In 2017, the Florida Attorney General reached a court-enforceable agreement with Avis Budget Car Rental over an “e-Toll” fee the company charged customers daily, regardless of whether they used a cashless toll road. The company was required to improve its disclosures and had already provided more than $1 million in consumer refunds by the time the agreement was announced.

In August 2023, New York Attorney General Letitia James secured a $275,000 penalty from Avis Budget Group after an investigation found that roughly 70% of the company’s New York rental locations were illegally refusing to rent vehicles to customers who lacked a credit card, in violation of state consumer protection law. The company agreed to update its policies, retrain employees, and submit compliance reports.

According to the corporate-penalty database Violation Tracker, consumer protection-related penalties against Avis Budget Group and its subsidiaries have totaled nearly $79.5 million across multiple cases.

Payless Car Rental and Avis Budget Group

Avis Budget Group acquired Payless Car Rental in July 2013 for approximately $50 million in cash. At the time, Payless operated about 120 locations across North America, Europe, and South America and generated around $80 million in annual revenue. Avis Budget positioned Payless as its “deep-value” brand, below the premium Avis label and the mid-tier Budget brand. A Yahoo Finance report noted that Payless had publicly acknowledged maintaining a “higher penetration of ancillary products” compared to other rental brands — a characterization that took on a different light once the class action alleged those products were being added to bills without customer consent.
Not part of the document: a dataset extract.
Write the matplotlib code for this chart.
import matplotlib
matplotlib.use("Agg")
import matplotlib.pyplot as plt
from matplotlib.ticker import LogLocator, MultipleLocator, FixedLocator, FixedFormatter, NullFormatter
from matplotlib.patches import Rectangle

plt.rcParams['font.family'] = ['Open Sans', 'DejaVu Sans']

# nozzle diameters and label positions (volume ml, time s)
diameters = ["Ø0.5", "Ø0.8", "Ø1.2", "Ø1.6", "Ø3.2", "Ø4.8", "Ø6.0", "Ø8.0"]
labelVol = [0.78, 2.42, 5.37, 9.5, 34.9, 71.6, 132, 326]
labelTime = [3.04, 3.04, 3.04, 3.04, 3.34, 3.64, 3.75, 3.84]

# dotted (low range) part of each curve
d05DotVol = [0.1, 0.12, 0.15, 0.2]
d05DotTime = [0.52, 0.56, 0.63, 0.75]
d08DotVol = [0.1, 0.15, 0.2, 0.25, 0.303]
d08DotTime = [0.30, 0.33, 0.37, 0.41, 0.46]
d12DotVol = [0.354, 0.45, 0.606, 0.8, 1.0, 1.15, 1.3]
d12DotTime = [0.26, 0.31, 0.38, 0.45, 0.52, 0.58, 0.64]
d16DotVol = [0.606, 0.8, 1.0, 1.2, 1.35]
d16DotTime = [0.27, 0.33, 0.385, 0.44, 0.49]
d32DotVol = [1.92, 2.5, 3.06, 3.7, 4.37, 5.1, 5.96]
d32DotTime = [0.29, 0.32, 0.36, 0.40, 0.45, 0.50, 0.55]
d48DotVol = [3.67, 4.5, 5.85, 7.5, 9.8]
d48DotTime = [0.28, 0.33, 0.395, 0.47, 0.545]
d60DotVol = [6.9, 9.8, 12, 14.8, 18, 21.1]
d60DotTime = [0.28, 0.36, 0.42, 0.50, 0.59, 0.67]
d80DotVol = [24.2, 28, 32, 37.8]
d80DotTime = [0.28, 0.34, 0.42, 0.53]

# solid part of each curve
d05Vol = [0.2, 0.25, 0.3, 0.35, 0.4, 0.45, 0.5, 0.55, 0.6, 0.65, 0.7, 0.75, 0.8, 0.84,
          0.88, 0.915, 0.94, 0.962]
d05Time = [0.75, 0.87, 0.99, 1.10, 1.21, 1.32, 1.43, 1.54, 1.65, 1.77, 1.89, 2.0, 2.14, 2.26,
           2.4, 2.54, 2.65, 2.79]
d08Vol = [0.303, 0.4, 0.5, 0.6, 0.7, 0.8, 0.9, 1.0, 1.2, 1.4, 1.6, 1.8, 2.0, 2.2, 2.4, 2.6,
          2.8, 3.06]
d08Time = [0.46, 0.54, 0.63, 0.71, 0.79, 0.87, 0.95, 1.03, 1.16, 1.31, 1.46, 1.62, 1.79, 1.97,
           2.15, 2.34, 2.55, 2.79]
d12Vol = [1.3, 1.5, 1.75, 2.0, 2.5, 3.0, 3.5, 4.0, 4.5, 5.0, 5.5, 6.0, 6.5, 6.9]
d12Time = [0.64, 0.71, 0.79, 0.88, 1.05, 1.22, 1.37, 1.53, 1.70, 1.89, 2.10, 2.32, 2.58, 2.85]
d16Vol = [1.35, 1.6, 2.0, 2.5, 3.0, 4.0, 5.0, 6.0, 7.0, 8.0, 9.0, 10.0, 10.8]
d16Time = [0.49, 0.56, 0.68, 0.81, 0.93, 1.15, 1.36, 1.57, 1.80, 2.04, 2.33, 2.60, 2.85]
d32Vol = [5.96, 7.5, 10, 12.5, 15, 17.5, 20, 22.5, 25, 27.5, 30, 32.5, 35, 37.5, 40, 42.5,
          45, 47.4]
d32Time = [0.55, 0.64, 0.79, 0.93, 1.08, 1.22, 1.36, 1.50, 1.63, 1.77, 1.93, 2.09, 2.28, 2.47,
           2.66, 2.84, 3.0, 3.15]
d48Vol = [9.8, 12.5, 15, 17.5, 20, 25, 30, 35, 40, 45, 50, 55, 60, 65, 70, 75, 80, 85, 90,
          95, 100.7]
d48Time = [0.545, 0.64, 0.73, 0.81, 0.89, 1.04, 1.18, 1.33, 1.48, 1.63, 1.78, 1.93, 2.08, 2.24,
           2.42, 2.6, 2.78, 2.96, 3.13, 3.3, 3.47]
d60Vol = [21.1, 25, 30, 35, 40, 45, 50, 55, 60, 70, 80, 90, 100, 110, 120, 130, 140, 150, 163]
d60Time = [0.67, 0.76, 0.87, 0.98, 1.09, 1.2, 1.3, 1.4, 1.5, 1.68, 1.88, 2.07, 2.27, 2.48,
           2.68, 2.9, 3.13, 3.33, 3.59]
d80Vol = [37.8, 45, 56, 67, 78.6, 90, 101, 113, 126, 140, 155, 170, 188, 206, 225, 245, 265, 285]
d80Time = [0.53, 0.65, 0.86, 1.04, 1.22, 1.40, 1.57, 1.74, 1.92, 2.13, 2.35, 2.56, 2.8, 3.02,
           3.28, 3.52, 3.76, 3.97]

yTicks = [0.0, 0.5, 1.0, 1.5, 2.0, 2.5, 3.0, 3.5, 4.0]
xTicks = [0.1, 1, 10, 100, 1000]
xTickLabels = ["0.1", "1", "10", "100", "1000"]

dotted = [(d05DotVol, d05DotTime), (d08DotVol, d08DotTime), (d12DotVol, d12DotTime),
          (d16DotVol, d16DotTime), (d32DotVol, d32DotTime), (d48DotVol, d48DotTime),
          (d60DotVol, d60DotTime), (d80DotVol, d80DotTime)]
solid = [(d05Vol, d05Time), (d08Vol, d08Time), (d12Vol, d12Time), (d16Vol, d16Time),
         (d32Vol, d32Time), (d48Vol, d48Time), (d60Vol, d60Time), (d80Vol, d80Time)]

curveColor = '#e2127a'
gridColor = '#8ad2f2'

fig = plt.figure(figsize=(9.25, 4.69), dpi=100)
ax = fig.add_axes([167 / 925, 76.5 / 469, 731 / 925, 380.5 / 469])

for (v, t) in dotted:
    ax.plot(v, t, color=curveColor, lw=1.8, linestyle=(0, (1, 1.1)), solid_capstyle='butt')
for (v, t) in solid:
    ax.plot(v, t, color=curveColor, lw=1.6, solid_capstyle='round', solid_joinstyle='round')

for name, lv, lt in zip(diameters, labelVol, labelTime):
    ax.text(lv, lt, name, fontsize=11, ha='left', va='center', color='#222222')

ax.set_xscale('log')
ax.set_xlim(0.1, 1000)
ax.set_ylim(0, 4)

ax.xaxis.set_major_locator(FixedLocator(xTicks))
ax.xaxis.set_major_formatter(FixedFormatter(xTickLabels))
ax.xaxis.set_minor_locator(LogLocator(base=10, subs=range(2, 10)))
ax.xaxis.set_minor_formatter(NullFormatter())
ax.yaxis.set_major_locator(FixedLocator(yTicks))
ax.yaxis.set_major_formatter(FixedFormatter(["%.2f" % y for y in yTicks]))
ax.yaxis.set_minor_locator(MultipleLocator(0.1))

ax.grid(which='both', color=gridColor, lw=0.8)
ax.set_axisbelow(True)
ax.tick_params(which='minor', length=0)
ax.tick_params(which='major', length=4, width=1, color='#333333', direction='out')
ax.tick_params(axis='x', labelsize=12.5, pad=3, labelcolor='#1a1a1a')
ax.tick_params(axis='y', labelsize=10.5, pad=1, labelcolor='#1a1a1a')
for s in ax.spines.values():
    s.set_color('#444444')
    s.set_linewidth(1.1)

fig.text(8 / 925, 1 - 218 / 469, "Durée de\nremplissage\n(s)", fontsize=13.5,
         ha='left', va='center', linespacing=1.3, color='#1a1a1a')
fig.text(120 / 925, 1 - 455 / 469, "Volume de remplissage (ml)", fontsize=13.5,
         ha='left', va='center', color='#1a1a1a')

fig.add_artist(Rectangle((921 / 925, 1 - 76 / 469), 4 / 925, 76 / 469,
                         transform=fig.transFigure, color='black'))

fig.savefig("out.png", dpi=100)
Lead attorney Greg Kohn of Nagel Rice LLP, the New Jersey firm that represented the class, said after the settlement was reached: “We are pleased to have reached this settlement as it provides for direct payments to class members who were harmed by Payless’ deceptive sale practices. This is a great result because not only did the class get monetary relief, but the defendants agreed to change their sales techniques so that this harm does not reoccur in the future.”